4.3 Transductive graph embedding

LDGE only uses label information to capture the local semantic structure for the data but ignores the large amount of unlabel items. The local geometric information in unlabeled data has been shown to be useful for data representation learning [20]. Therefore, in TGE we use both labeled items \({\mathbf {V}}^{l} \in {\mathbb{R}}^{K\times N^l}\) and unlabeled items \({\mathbf {V}}^{u} \in {\mathbb{R}}^{K\times N^u}\) to define the weighted adjacency matrices \({\mathbf {W}}^{a} \) and \({\mathbf {W}}^{p}\) as follow [45]

$$ W_{ij}^a = \left\{ \begin{array}{ll} \sigma , & {\text{if}} \ i \in N_{ka}^+ (j) \; or \; j \in N_{ka}^+ (i)\\ 1, & {\text{if}} \ (i\; or\; j \in {\mathbf {V}}^{u})\;and\; (i \in N_{ka} (j) \; or \; j \in N_{ka} (i))\\ 0, & {\text{otherwise}} \end{array} \right., $$
(12)
$$ {W}_{ij}^p= \left\{ \begin{array}{ll} \sigma , & {\text{if}} \ (i,j) \in N_{kp} (y_i) \; or \; (j,i) \in N_{kp} (y_j)\\ 0, & {\text{otherwise}} \end{array} \right. , $$
(13)

where \(\sigma \) is a real weight which is greater than 1, and \(N_{ka} (i)\) denotes the index set of the ka nearest neighbors of item i.

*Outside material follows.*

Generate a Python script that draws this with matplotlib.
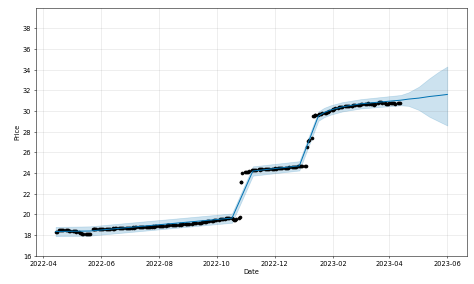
import matplotlib
matplotlib.use('Agg')
import matplotlib.pyplot as plt
import matplotlib.dates as mdates
import pandas as pd

## observed prices, one value per business day starting 2022-04-14
price_weeks = [
    [18.30, 18.35],
    [18.45, 18.50, 18.52, 18.50, 18.48],
    [18.47, 18.45, 18.46, 18.44, 18.42],
    [18.40, 18.41, 18.38, 18.36, 18.35],
    [18.30, 18.22, 18.18, 18.15, 18.14],
    [18.12, 18.13, 18.12, 18.15, 18.14],
    [18.55, 18.58, 18.56, 18.57, 18.58],
    [18.57, 18.58, 18.60, 18.58, 18.59],
    [18.60, 18.61, 18.62, 18.60, 18.62],
    [18.63, 18.65, 18.64, 18.66, 18.65],
    [18.66, 18.67, 18.68, 18.66, 18.68],
    [18.70, 18.69, 18.71, 18.72, 18.70],
    [18.72, 18.74, 18.73, 18.75, 18.74],
    [18.76, 18.75, 18.77, 18.78, 18.77],
    [18.79, 18.80, 18.79, 18.81, 18.82],
    [18.82, 18.84, 18.83, 18.85, 18.86],
    [18.87, 18.86, 18.88, 18.90, 18.89],
    [18.92, 18.95, 18.97, 18.96, 18.98],
    [18.97, 18.99, 19.00, 19.01, 19.00],
    [19.02, 19.03, 19.02, 19.04, 19.05],
    [19.06, 19.08, 19.07, 19.09, 19.10],
    [19.12, 19.14, 19.15, 19.17, 19.18],
    [19.20, 19.22, 19.21, 19.24, 19.25],
    [19.28, 19.30, 19.32, 19.33, 19.35],
    [19.37, 19.40, 19.42, 19.44, 19.45],
    [19.48, 19.52, 19.55, 19.56, 19.58],
    [19.60, 19.62, 19.63, 19.64, 19.63],
    [19.62, 19.55, 19.48, 19.50, 19.60],
    [19.68, 19.72, 23.10, 23.12, 24.05],
    [24.08, 24.10, 24.12, 24.15, 24.20],
    [24.25, 24.28, 24.30, 24.32, 24.33],
    [24.35, 24.33, 24.36, 24.38, 24.37],
    [24.40, 24.38, 24.41, 24.39, 24.42],
    [24.40, 24.43, 24.42, 24.45, 24.44],
    [24.46, 24.45, 24.47, 24.48, 24.46],
    [24.50, 24.52, 24.51, 24.53, 24.55],
    [24.56, 24.58, 24.60, 24.62, 24.63],
    [24.65, 24.66, 24.68, 24.70, 24.70],
    [24.72, 24.70, 26.50, 27.10, 27.20],
    [27.40, 29.50, 29.55, 29.60, 29.62],
    [29.65, 29.70, 29.72, 29.75, 29.78],
    [29.82, 29.85, 29.90, 29.95, 30.00],
    [30.05, 30.10, 30.15, 30.20, 30.25],
    [30.30, 30.35, 30.38, 30.40, 30.42],
    [30.45, 30.47, 30.48, 30.50, 30.50],
    [30.52, 30.53, 30.55, 30.54, 30.56],
    [30.58, 30.60, 30.62, 30.65, 30.68],
    [30.70, 30.72, 30.71, 30.73, 30.72],
    [30.70, 30.68, 30.65, 30.62, 30.63],
    [30.75, 30.85, 30.90, 30.88, 30.80],
    [30.75, 30.72, 30.70, 30.72, 30.74],
    [30.73, 30.75, 30.76, 30.74, 30.72],
    [30.75, 30.78, 30.80],
]
price = [v for week in price_weeks for v in week]
obs_dates = pd.bdate_range('2022-04-14', periods=len(price))

## forecast (yhat) and uncertainty interval at the points where it bends
fc_dates = pd.to_datetime([
    '2022-04-14', '2022-05-20', '2022-10-17', '2022-11-08', '2022-12-27',
    '2023-01-16', '2023-01-22', '2023-01-29', '2023-02-10', '2023-03-02',
    '2023-04-13', '2023-04-21', '2023-05-02', '2023-05-13', '2023-05-23',
    '2023-06-01'])
yhat = [18.35, 18.40, 19.65, 24.20, 24.70,
        29.50, 29.85, 30.10, 30.40, 30.70,
        31.05, 31.15, 31.25, 31.40, 31.50,
        31.60]
yhat_lower = [17.90, 17.95, 19.20, 23.75, 24.25,
              29.05, 29.40, 29.65, 29.95, 30.25,
              30.55, 30.50, 30.10, 29.45, 29.00,
              28.60]
yhat_upper = [18.80, 18.85, 20.10, 24.65, 25.15,
              29.95, 30.30, 30.55, 30.85, 31.15,
              31.55, 31.80, 32.35, 33.15, 33.80,
              34.30]

fig = plt.figure(facecolor='w', figsize=(10, 6), dpi=47.4)
ax = fig.add_subplot(111)
ax.plot(obs_dates, price, 'k.', ms=9, label='Observed data points')
ax.plot(fc_dates, yhat, ls='-', c='#0072B2', label='Forecast')
ax.fill_between(fc_dates, yhat_lower, yhat_upper, color='#0072B2', alpha=0.2,
                label='Uncertainty interval')
ax.grid(True, which='major', c='gray', ls='-', lw=1, alpha=0.2)
ax.xaxis.set_major_locator(mdates.MonthLocator(bymonth=[2, 4, 6, 8, 10, 12]))
ax.xaxis.set_major_formatter(mdates.DateFormatter('%Y-%m'))
ax.set_ylim(16, 40)
ax.set_yticks(range(16, 40, 2))
ax.set_xlabel('Date')
ax.set_ylabel('Price')
fig.subplots_adjust(left=0.076, right=0.985, top=0.972, bottom=0.099)
fig.savefig('out.png', dpi=47.4)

TGE simultaneously utilizes the partial label information and manifold learning theory to construct the affinity graph. The combination of local semantic structures and local geometric structures could lead to a better data representation.

4.3.1 Comparison of SGE, LDGE and TGE

It is well accepted that data itmes from the same class may have intra-class diversity and those from different classes may share inter-class similarity. SGE ignores intra-class diversity and inter-class similarity in that it imposes the same affinity/penalty constraints on every intra-class pairs and inter-class pairs, respectively. Squeezing intra-class variance may trouble the encoding learning since our projective function (defined implicity by the basis matrix) has limited expressiveness power. Imposing the same penalty on all pairs of items between two classes could make the objective function insensitive to important pairs on the margin between the two classes. However, the merit of SGE is that it is simple and efficient, i.e. no nearest neighbor computation. In comparison with SGE, LDGE only require item pairs in local neighborhoods to be regularized, thus avoiding the issues mentioned above. On the basis of LDGE, TGE further takes full advantage of the whole dataset with manifold constraints. While SGE and LDGE only exploit labeled data, TGE also incorporates unlabeled data by adding affinity constraints in local neighborhoods of all the data items. In this way, the semantic information can be transferred from labeled data to unlabeled data so that a better semantic representation could be learned. Nevertheless, both LDGE and TGE need nearest neighbor finding (in the labeled data and the whole dataset respectively). Their time costs are much higher than that of SGE. Hereafter, we refer to MvSL with the three graph embedding instantiations, SGE, LDGE and TGE, as MvSL-S, MvSL-L and MvSL-T, respectively.

The remaining question is how to estimate nearest neighbors, which is a routine function for constructing \(G^a\) and \(G^p\) in LDGE and TGE. Since real-life datasets are diverse and noisy, single-view features may not be sufficient to characterize the affinity relations among items. Hence, in the next subsection we propose to use multiple features for assessing the similarity between data items.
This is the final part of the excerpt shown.